Regional Production:
As far as the Great Lakes Region is concerned, gold is the most significant of all “conflict minerals”, both in terms of value, local employment, and actual DRC conflict risks. Currently (2014), 4 out of 5 artisanal miners in the eastern DRC are engaged in gold mining, and more than half of the associated mines are militarized. Artisanal gold rushes and the associated community problems arising from unregulated migration are common in the DRC and elsewhere.
In nature, gold commonly occurs as native metal (Au) or forms alloys with other metals, especially with silver (electrum). Unlike the 3T minerals (which are usually concentrated by gravity processing only), gold is concentrated by artisanal miners and traders through both gravity and chemical processing (e.g., amalgamation or cyanide leaching) creating significantly elevated health and environmental risks.
Local prices offered by gold traders are either quoted per gram or per tola (1 tola = 11.4 grams). Diggers typically receive ca. 1/3 and up to 1/2 of that price. Supply chain networks are significantly more complex than those of 3T minerals and often involve pre-financing arrangements among several tiers.
Gold dust or doré bars exported from the Great Lakes Region typically have a purity of 90-95% Au. Although gold prices have declined significantly since their peak in 2011, one kilogram of gold exported from the region is still worth US$ 30-35,000.
Global Market Environment:
Internationally, gold is traded on several international exchange platforms, e.g. the Shanghai Gold Exchange or the London Metal Exchange and a public price is quoted in US$ per ounce (1 ounce = 31.1 grams).

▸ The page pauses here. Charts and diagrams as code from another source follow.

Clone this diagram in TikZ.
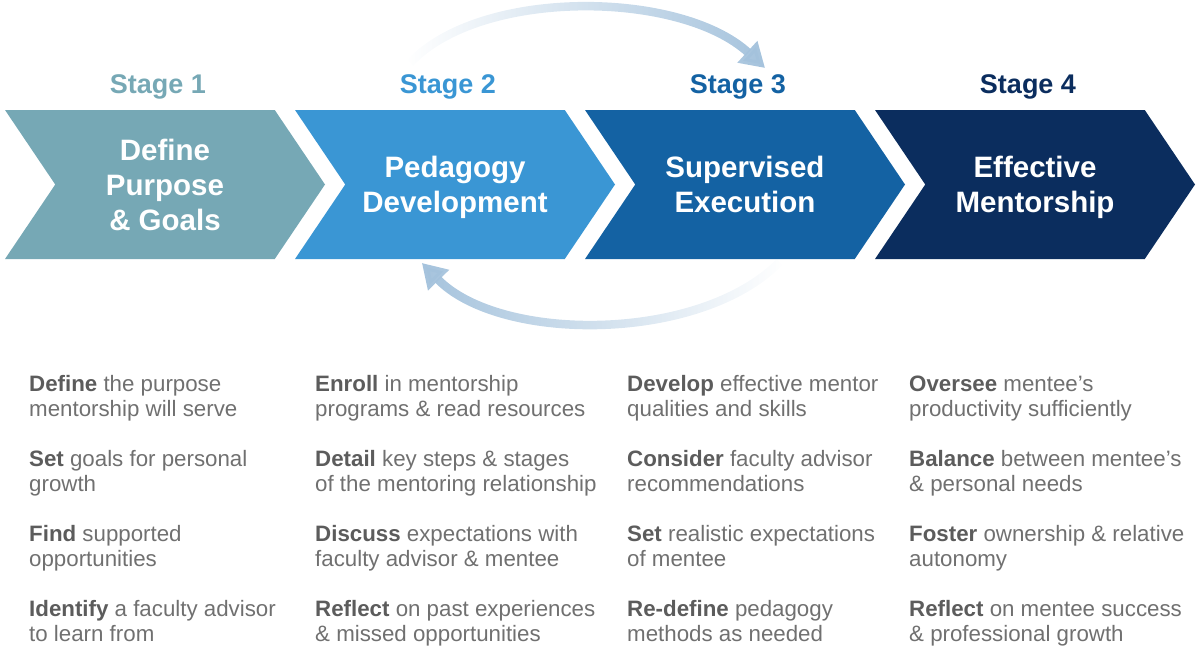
\documentclass[tikz,border=0pt]{standalone}
\usepackage{fontspec}
\setmainfont{Liberation Sans}
\usepackage{tikz}
\usetikzlibrary{positioning,shapes.symbols,arrows.meta,fadings}

\definecolor{stageone}{RGB}{118,168,181}
\definecolor{stagetwo}{RGB}{58,150,212}
\definecolor{stagethree}{RGB}{20,98,163}
\definecolor{stagefour}{RGB}{11,45,94}
\definecolor{arcblue}{RGB}{164,194,220}
\definecolor{ink}{RGB}{112,112,112}
\definecolor{inkdark}{RGB}{92,92,92}

\tikzfading[name=fadein, left color=transparent!100, middle color=transparent!0, right color=transparent!0]
\tikzfading[name=fadeout, left color=transparent!0, middle color=transparent!0, right color=transparent!100]

\newcommand{\kw}[1]{{\bfseries\color{inkdark}#1}}

\begin{document}
\begin{tikzpicture}[x=1pt, y=1pt,
	chev/.style = {signal, signal to=east, signal from=west, signal pointer angle=112,
		minimum width=320pt, minimum height=149pt, inner sep=0pt, text=white, text depth=0pt,
		align=center, font=\fontsize{29.5}{35}\selectfont\bfseries},
	stage/.style = {inner sep=0pt, font=\fontsize{27}{32}\selectfont\bfseries},
	item/.style = {align=left, inner sep=0pt, text=ink, font=\fontsize{22.3}{25}\selectfont},
	loopback/.style = {line width=8.5pt, draw=arcblue, -{Triangle[length=24pt, width=28pt]}}]
		\useasboundingbox (0,0) rectangle (1200,-648);

		\node[chev, fill=stageone] (s1) at (165,-184.5) {Define\\Purpose\\\& Goals};
		\node[chev, fill=stagetwo] (s2) [on grid, right=290pt of s1] {Pedagogy\\Development};
		\node[chev, fill=stagethree] (s3) [on grid, right=290pt of s2] {Supervised\\Execution};
		\node[chev, fill=stagefour] (s4) [on grid, right=290pt of s3] {Effective\\Mentorship};

		\node[stage, text=stageone] (l1) [above=16pt of s1.north, anchor=base, xshift=-7pt] {Stage 1};
		\node[stage, text=stagetwo] (l2) [above=16pt of s2.north, anchor=base, xshift=-7pt] {Stage 2};
		\node[stage, text=stagethree] (l3) [above=16pt of s3.north, anchor=base, xshift=-7pt] {Stage 3};
		\node[stage, text=stagefour] (l4) [above=16pt of s4.north, anchor=base, xshift=-7pt] {Stage 4};

		% loop between stage 2 and stage 3
		\coordinate (fwdA) at (410,-63);
		\coordinate (fwdB) at (765,-68);
		\coordinate (backA) at (780,-262);
		\coordinate (backB) at (422,-263);
		\draw[loopback, path fading=fadein] (fwdA) .. controls (480,12) and (680,10) .. (fwdB);
		\draw[loopback, path fading=fadeout] (backA) .. controls (700,-343) and (500,-343) .. (backB);

		% stage 1
		\node[item, anchor=base west] (a1) at (29,-416) {\kw{Define} the purpose\\mentorship will serve};
		\node[item] (a2) [below=75pt of a1.base west, anchor=base west] {\kw{Set} goals for personal\\growth};
		\node[item] (a3) [below=75pt of a2.base west, anchor=base west] {\kw{Find} supported\\opportunities};
		\node[item] (a4) [below=75pt of a3.base west, anchor=base west] {\kw{Identify} a faculty advisor\\to learn from};

		% stage 2
		\node[item, anchor=base west] (b1) at (315,-416) {\kw{Enroll} in mentorship\\programs \& read resources};
		\node[item] (b2) [below=75pt of b1.base west, anchor=base west] {\kw{Detail} key steps \& stages\\of the mentoring relationship};
		\node[item] (b3) [below=75pt of b2.base west, anchor=base west] {\kw{Discuss} expectations with\\faculty advisor \& mentee};
		\node[item] (b4) [below=75pt of b3.base west, anchor=base west] {\kw{Reflect} on past experiences\\\& missed opportunities};

		% stage 3
		\node[item, anchor=base west] (c1) at (627,-416) {\kw{Develop} effective mentor\\qualities and skills};
		\node[item] (c2) [below=75pt of c1.base west, anchor=base west] {\kw{Consider} faculty advisor\\recommendations};
		\node[item] (c3) [below=75pt of c2.base west, anchor=base west] {\kw{Set} realistic expectations\\of mentee};
		\node[item] (c4) [below=75pt of c3.base west, anchor=base west] {\kw{Re-define} pedagogy\\methods as needed};

		% stage 4
		\node[item, anchor=base west] (d1) at (909,-416) {\kw{Oversee} mentee's\\productivity sufficiently};
		\node[item] (d2) [below=75pt of d1.base west, anchor=base west] {\kw{Balance} between mentee's\\\& personal needs};
		\node[item] (d3) [below=75pt of d2.base west, anchor=base west] {\kw{Foster} ownership \& relative\\autonomy};
		\node[item] (d4) [below=75pt of d3.base west, anchor=base west] {\kw{Reflect} on mentee success\\\& professional growth};
	\end{tikzpicture}
\end{document}
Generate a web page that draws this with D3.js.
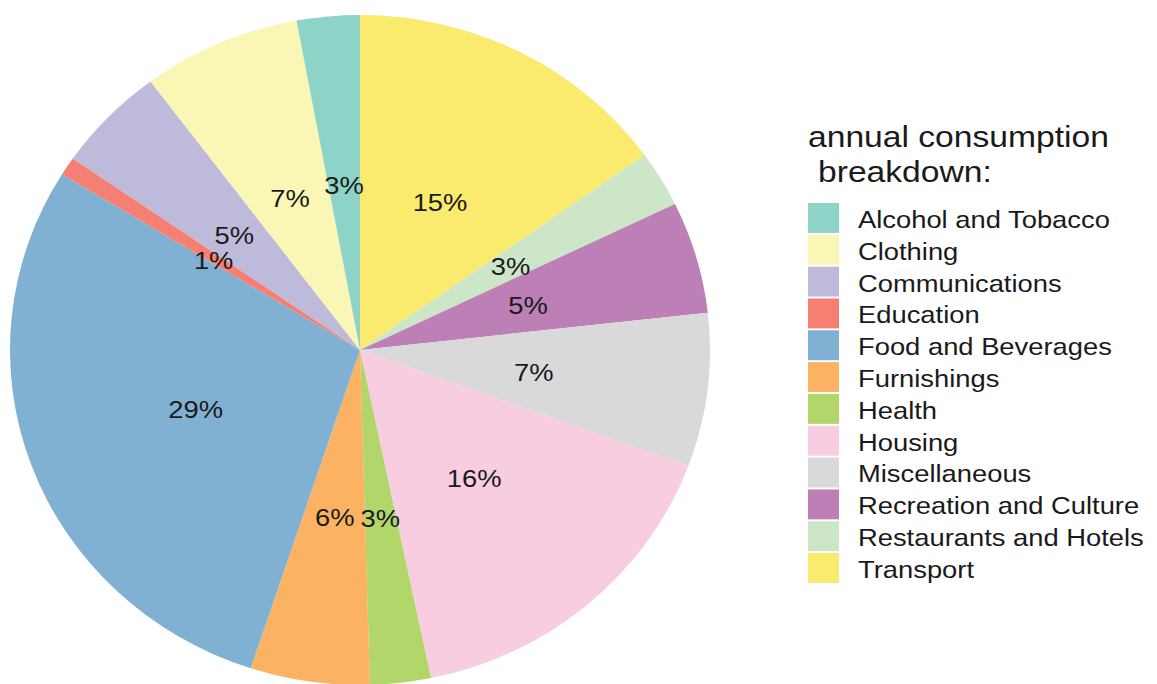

Africa is richly endowed with gold resources and significant production derives from West Africa (e.g., Burkina Faso, Ghana), South Africa, and Central-East Africa (e.g., Sudan, Tanzania, DRC). Gold production from the region – both industrial and artisanal – corresponds to ca. 4% of global mine supply. At a collective value of several billion US$ gold forms one of the most important export products of the region, even though the region’s output is small in comparison to the global top producers of gold (China, Australia, Russia and the US).
While industrial gold supply chains are usually well-controlled, artisanal gold from the Great Lakes Region is mostly smuggled between different countries and then out of the region altogether. BGR recently commissioned a research study estimating that annual ASM gold production in the Great Lakes Region alone is already worth more than US$ 1 billion. Most of this is smuggled out of the region and into the United Arab Emirates (Dubai), with associated collective revenue losses of more than US$ 20 million p.a. for the region as a whole.
Today gold is principally used as a monetary metal (investment) and in jewelry (with half of global end user demand coming from India and China). Minor industrial applications for gold are in the electronics sector (even though quantities are small, the value of gold contained in a mobile phone may in some cases exceed the value of tantalum) and dentistry.